## START

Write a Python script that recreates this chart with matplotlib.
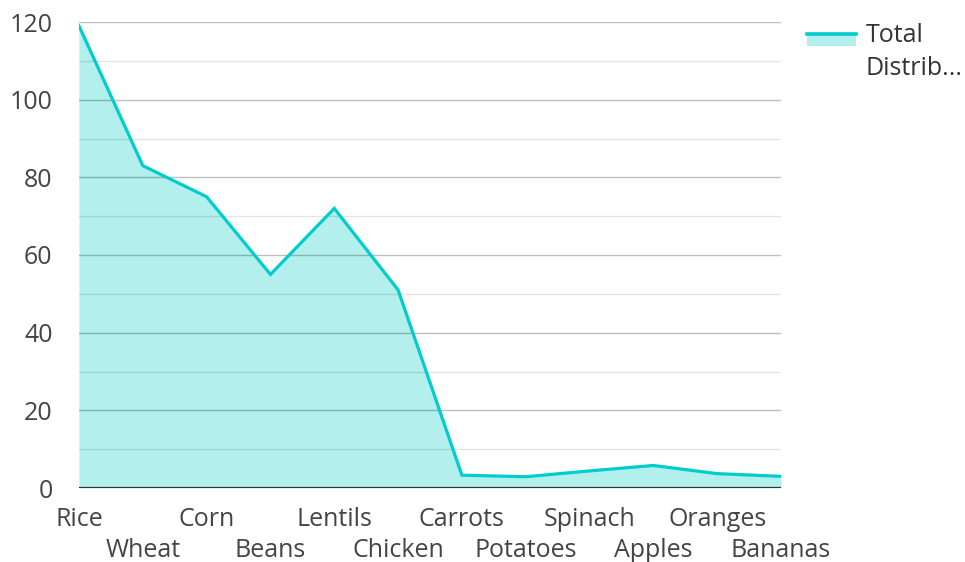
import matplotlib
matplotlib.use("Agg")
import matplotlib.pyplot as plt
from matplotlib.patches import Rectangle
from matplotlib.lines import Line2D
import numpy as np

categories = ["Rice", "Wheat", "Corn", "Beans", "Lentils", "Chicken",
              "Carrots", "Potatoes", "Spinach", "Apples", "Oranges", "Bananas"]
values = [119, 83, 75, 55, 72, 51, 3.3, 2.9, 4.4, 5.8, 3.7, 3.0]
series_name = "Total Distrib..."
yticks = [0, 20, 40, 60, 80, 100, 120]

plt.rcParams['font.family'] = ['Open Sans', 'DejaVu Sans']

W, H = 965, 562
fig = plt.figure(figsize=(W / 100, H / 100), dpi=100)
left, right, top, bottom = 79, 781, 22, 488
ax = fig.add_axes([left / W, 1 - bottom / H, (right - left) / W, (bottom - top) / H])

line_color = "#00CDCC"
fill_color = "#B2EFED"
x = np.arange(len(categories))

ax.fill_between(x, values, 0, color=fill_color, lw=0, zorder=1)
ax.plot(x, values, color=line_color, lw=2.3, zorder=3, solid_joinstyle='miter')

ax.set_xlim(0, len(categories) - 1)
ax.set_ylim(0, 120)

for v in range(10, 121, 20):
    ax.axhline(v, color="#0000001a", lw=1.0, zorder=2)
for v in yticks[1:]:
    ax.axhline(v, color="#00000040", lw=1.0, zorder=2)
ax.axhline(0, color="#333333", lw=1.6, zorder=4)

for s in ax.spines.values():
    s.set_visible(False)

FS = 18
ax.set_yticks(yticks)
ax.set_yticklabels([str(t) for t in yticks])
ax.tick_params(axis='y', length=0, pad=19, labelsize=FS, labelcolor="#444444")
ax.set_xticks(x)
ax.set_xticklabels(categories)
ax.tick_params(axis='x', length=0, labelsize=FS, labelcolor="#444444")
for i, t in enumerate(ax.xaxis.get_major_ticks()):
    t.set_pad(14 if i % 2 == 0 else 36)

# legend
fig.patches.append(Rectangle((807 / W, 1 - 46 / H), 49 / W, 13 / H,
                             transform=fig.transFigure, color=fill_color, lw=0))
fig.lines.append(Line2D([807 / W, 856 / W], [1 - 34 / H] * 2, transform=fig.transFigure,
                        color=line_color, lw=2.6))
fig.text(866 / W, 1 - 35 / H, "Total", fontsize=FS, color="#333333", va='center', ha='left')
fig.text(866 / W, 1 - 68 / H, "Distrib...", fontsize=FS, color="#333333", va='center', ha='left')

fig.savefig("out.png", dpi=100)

## END

:: What the task requires ::
Except for the pictures, reproduce every line exactly.

:: The response ::
Write a Python script that recreates this chart with matplotlib.
import matplotlib
matplotlib.use("Agg")
import matplotlib.pyplot as plt
from matplotlib.patches import Rectangle
from matplotlib.lines import Line2D
import numpy as np

categories = ["Rice", "Wheat", "Corn", "Beans", "Lentils", "Chicken",
              "Carrots", "Potatoes", "Spinach", "Apples", "Oranges", "Bananas"]
values = [119, 83, 75, 55, 72, 51, 3.3, 2.9, 4.4, 5.8, 3.7, 3.0]
series_name = "Total Distrib..."
yticks = [0, 20, 40, 60, 80, 100, 120]

plt.rcParams['font.family'] = ['Open Sans', 'DejaVu Sans']

W, H = 965, 562
fig = plt.figure(figsize=(W / 100, H / 100), dpi=100)
left, right, top, bottom = 79, 781, 22, 488
ax = fig.add_axes([left / W, 1 - bottom / H, (right - left) / W, (bottom - top) / H])

line_color = "#00CDCC"
fill_color = "#B2EFED"
x = np.arange(len(categories))

ax.fill_between(x, values, 0, color=fill_color, lw=0, zorder=1)
ax.plot(x, values, color=line_color, lw=2.3, zorder=3, solid_joinstyle='miter')

ax.set_xlim(0, len(categories) - 1)
ax.set_ylim(0, 120)

for v in range(10, 121, 20):
    ax.axhline(v, color="#0000001a", lw=1.0, zorder=2)
for v in yticks[1:]:
    ax.axhline(v, color="#00000040", lw=1.0, zorder=2)
ax.axhline(0, color="#333333", lw=1.6, zorder=4)

for s in ax.spines.values():
    s.set_visible(False)

FS = 18
ax.set_yticks(yticks)
ax.set_yticklabels([str(t) for t in yticks])
ax.tick_params(axis='y', length=0, pad=19, labelsize=FS, labelcolor="#444444")
ax.set_xticks(x)
ax.set_xticklabels(categories)
ax.tick_params(axis='x', length=0, labelsize=FS, labelcolor="#444444")
for i, t in enumerate(ax.xaxis.get_major_ticks()):
    t.set_pad(14 if i % 2 == 0 else 36)

# legend
fig.patches.append(Rectangle((807 / W, 1 - 46 / H), 49 / W, 13 / H,
                             transform=fig.transFigure, color=fill_color, lw=0))
fig.lines.append(Line2D([807 / W, 856 / W], [1 - 34 / H] * 2, transform=fig.transFigure,
                        color=line_color, lw=2.6))
fig.text(866 / W, 1 - 35 / H, "Total", fontsize=FS, color="#333333", va='center', ha='left')
fig.text(866 / W, 1 - 68 / H, "Distrib...", fontsize=FS, color="#333333", va='center', ha='left')

fig.savefig("out.png", dpi=100)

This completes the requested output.